◆ WRITTEN PROBLEM: Below are some records. Output the lines from the first one through the line that holds "number; textDx: number;", exactly as written, with no pictures.

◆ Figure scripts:
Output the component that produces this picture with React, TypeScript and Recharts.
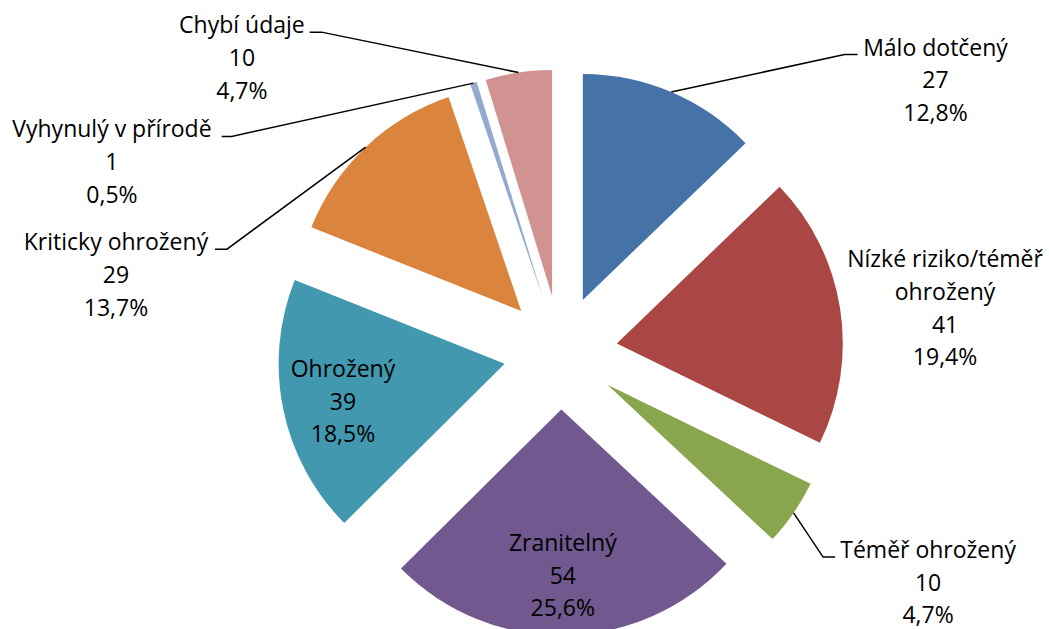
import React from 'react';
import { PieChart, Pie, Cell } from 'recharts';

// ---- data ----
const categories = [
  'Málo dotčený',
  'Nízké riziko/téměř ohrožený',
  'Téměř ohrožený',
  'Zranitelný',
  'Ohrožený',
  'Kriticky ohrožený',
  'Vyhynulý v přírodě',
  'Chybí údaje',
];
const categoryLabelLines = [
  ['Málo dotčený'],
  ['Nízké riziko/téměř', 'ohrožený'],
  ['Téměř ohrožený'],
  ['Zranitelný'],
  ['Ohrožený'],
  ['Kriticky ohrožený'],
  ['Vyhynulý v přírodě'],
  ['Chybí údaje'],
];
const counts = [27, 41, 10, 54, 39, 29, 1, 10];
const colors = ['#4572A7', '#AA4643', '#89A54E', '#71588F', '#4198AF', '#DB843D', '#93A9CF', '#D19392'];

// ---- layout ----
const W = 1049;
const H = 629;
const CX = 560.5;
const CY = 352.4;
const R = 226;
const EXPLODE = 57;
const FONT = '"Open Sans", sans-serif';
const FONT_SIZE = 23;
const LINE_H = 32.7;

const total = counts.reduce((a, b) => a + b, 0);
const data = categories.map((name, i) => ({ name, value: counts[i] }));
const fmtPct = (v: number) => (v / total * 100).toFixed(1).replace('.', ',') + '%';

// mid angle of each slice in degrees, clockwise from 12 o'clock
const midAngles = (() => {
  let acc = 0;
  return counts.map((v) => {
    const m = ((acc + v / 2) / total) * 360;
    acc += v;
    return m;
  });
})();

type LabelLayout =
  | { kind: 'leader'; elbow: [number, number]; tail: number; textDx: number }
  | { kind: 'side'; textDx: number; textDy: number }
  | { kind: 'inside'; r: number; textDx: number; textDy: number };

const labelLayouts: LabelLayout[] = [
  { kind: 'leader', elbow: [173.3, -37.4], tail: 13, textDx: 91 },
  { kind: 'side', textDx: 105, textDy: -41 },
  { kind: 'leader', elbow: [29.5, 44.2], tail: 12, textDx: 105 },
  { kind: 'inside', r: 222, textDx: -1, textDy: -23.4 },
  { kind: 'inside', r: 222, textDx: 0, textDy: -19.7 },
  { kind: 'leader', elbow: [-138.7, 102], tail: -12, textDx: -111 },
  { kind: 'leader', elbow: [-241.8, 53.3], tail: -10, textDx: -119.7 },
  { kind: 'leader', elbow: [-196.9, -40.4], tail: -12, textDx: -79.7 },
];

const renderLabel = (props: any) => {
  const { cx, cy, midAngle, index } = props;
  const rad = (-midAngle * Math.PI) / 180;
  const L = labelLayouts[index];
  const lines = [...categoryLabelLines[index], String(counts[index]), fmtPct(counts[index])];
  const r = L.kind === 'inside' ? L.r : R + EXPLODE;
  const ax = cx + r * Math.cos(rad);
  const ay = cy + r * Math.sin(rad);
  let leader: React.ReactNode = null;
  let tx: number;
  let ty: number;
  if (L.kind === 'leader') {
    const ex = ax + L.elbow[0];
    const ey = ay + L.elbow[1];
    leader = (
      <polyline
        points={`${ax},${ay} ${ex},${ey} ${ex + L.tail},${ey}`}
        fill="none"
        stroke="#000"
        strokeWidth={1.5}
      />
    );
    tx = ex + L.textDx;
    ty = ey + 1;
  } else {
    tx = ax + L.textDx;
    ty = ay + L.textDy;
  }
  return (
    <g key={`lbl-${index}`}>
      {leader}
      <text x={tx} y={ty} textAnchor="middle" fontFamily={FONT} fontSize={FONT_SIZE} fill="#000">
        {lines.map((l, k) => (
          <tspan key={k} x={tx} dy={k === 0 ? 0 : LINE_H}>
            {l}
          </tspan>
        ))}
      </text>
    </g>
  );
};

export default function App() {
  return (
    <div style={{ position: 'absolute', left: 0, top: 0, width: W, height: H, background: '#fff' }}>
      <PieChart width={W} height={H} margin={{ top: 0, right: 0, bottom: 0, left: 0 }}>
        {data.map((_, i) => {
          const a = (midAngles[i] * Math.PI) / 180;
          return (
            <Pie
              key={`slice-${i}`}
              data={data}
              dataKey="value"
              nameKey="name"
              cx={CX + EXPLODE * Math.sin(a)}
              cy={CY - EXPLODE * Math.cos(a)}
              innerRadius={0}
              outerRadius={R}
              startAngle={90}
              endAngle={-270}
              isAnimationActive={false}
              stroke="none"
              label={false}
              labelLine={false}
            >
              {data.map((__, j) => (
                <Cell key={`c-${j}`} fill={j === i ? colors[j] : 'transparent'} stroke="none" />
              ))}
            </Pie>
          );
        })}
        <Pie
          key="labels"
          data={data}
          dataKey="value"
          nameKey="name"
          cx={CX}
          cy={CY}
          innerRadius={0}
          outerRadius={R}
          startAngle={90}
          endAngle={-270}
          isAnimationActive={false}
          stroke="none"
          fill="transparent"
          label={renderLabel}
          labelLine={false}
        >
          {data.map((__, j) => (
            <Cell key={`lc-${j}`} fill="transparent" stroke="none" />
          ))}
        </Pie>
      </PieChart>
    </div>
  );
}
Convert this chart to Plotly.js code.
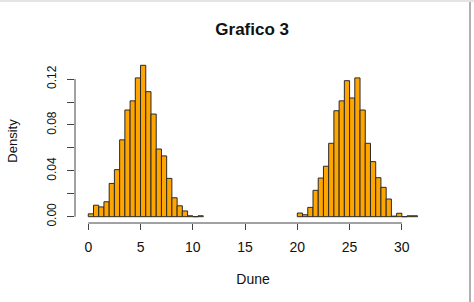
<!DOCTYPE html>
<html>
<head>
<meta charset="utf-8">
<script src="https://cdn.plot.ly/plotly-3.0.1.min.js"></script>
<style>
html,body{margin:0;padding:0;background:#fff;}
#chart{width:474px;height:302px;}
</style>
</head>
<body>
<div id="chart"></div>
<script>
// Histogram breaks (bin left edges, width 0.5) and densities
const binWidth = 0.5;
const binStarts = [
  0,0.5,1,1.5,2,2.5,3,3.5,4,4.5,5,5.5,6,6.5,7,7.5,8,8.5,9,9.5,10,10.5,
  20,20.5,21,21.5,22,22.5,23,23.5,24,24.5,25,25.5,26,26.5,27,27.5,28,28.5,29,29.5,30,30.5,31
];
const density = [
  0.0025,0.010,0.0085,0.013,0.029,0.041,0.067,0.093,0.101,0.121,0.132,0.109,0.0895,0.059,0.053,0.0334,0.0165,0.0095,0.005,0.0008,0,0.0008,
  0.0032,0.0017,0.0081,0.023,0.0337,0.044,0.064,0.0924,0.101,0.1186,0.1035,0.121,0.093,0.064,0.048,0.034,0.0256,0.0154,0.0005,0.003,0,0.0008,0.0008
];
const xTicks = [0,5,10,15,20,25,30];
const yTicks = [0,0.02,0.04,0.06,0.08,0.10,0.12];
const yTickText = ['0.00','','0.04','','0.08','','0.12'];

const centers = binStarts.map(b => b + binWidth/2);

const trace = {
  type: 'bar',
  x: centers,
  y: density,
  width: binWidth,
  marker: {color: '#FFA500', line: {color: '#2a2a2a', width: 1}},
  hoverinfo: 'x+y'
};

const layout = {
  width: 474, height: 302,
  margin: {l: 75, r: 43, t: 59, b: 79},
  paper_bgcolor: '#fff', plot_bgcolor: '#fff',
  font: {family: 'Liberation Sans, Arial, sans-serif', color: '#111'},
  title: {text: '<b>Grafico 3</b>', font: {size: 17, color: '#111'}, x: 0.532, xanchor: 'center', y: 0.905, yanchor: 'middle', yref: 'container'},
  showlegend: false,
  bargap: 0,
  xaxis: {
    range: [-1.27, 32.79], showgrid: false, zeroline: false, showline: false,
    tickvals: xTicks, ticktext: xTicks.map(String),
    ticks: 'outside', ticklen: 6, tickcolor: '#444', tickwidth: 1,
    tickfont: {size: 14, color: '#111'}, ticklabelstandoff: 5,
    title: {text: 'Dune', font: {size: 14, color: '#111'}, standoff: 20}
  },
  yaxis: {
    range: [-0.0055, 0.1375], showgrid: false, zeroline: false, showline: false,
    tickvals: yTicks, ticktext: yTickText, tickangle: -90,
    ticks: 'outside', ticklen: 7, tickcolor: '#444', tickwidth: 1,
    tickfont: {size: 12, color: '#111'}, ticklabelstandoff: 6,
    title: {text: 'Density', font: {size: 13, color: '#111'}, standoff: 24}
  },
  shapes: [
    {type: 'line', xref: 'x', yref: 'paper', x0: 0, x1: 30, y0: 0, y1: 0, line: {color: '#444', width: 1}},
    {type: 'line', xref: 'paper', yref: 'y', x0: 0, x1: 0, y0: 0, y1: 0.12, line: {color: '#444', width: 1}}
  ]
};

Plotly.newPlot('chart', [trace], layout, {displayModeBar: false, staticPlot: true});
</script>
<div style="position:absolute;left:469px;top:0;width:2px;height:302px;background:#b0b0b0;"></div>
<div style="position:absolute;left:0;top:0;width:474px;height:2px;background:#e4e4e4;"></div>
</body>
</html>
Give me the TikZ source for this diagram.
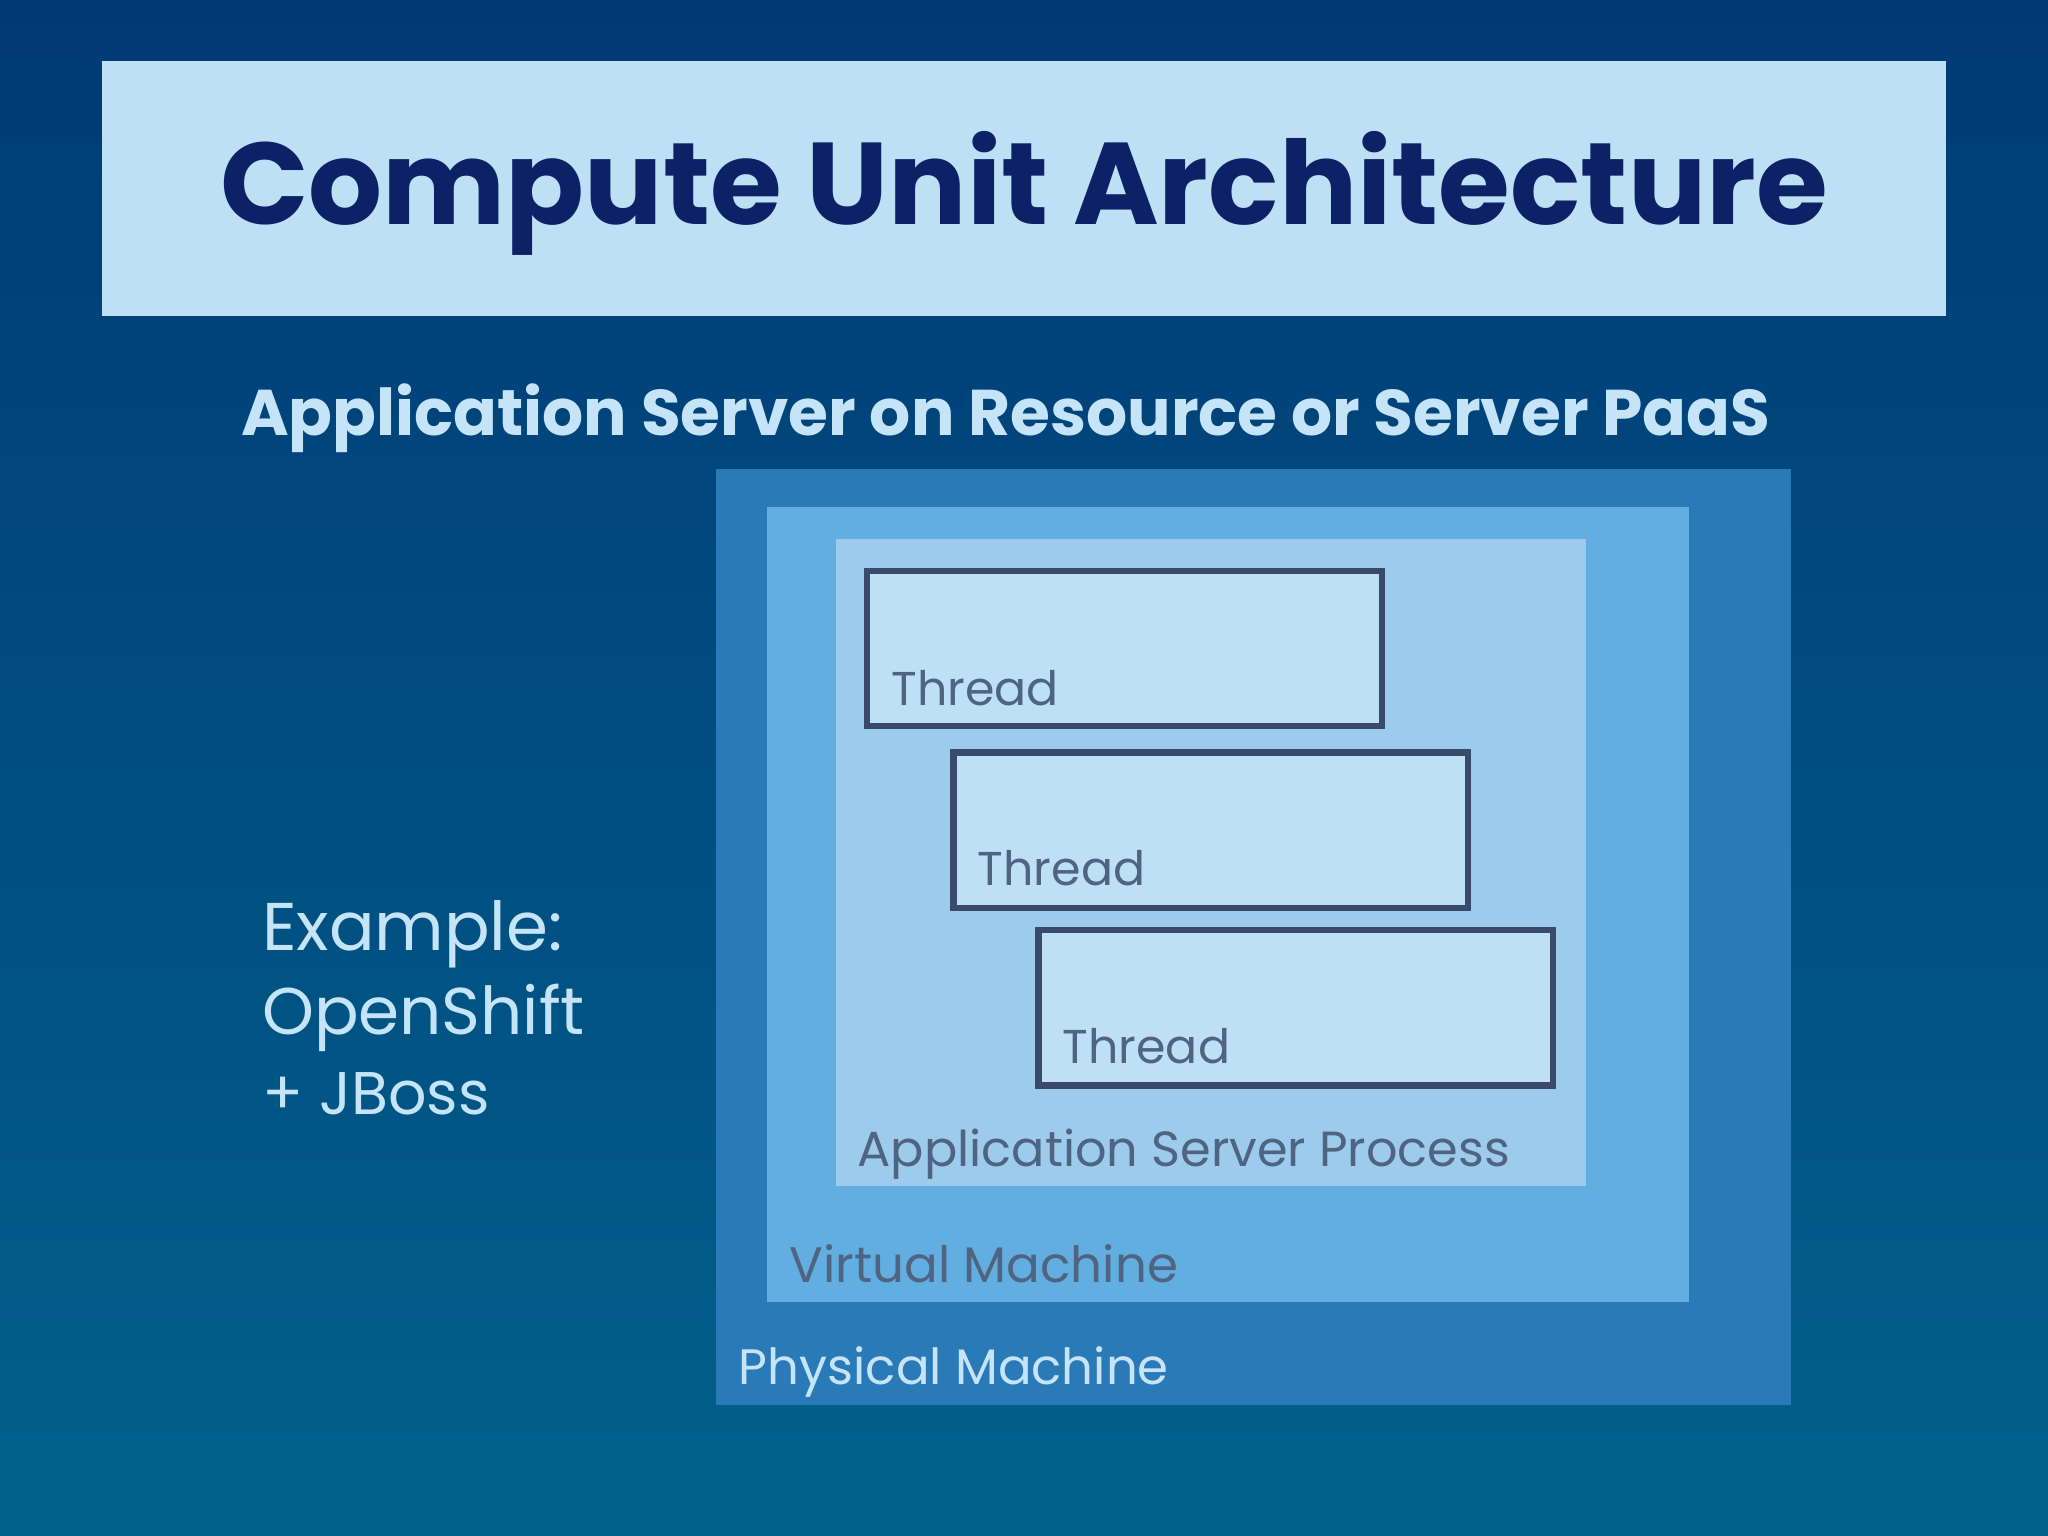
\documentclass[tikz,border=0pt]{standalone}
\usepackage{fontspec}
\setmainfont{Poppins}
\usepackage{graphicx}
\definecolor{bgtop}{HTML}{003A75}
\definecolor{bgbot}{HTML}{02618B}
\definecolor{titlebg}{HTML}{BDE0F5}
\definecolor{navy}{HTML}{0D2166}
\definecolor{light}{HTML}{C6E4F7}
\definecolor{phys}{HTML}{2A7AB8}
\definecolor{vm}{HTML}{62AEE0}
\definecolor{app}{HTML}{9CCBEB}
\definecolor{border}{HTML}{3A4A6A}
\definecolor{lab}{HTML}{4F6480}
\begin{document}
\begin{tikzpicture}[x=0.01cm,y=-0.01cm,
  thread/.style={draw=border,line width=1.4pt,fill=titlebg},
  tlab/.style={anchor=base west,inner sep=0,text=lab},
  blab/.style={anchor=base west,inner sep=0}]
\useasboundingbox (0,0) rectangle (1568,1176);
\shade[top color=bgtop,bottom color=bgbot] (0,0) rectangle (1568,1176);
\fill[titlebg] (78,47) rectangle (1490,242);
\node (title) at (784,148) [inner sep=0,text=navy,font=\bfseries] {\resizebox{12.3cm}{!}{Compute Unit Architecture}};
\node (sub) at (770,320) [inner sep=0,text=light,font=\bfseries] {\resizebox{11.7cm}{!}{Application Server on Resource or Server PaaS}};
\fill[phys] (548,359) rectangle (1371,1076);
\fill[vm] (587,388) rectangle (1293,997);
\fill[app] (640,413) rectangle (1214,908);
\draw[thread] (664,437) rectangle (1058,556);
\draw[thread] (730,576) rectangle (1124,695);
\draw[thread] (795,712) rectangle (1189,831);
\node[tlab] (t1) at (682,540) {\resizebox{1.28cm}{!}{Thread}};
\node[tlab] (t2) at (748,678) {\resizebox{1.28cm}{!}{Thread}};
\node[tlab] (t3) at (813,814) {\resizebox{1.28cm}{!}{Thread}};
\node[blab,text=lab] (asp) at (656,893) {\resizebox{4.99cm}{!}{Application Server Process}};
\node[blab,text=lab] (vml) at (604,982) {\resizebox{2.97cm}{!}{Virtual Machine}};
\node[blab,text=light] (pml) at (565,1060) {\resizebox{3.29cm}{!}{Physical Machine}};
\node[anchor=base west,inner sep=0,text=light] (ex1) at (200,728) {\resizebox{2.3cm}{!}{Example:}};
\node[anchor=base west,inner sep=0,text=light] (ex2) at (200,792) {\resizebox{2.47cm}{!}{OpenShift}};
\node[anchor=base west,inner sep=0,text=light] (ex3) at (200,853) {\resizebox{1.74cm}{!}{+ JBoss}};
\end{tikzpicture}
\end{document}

◆ IN RESPONSE:
Output the component that produces this picture with React, TypeScript and Recharts.
import React from 'react';
import { PieChart, Pie, Cell } from 'recharts';

// ---- data ----
const categories = [
  'Málo dotčený',
  'Nízké riziko/téměř ohrožený',
  'Téměř ohrožený',
  'Zranitelný',
  'Ohrožený',
  'Kriticky ohrožený',
  'Vyhynulý v přírodě',
  'Chybí údaje',
];
const categoryLabelLines = [
  ['Málo dotčený'],
  ['Nízké riziko/téměř', 'ohrožený'],
  ['Téměř ohrožený'],
  ['Zranitelný'],
  ['Ohrožený'],
  ['Kriticky ohrožený'],
  ['Vyhynulý v přírodě'],
  ['Chybí údaje'],
];
const counts = [27, 41, 10, 54, 39, 29, 1, 10];
const colors = ['#4572A7', '#AA4643', '#89A54E', '#71588F', '#4198AF', '#DB843D', '#93A9CF', '#D19392'];

// ---- layout ----
const W = 1049;
const H = 629;
const CX = 560.5;
const CY = 352.4;
const R = 226;
const EXPLODE = 57;
const FONT = '"Open Sans", sans-serif';
const FONT_SIZE = 23;
const LINE_H = 32.7;

const total = counts.reduce((a, b) => a + b, 0);
const data = categories.map((name, i) => ({ name, value: counts[i] }));
const fmtPct = (v: number) => (v / total * 100).toFixed(1).replace('.', ',') + '%';

// mid angle of each slice in degrees, clockwise from 12 o'clock
const midAngles = (() => {
  let acc = 0;
  return counts.map((v) => {
    const m = ((acc + v / 2) / total) * 360;
    acc += v;
    return m;
  });
})();

type LabelLayout =
  | { kind: 'leader'; elbow: [number, number]; tail: number; textDx: number }
  | { kind: 'side'; textDx: number; textDy: number }
  | { kind: 'inside'; r: number; textDx: number; textDy: number };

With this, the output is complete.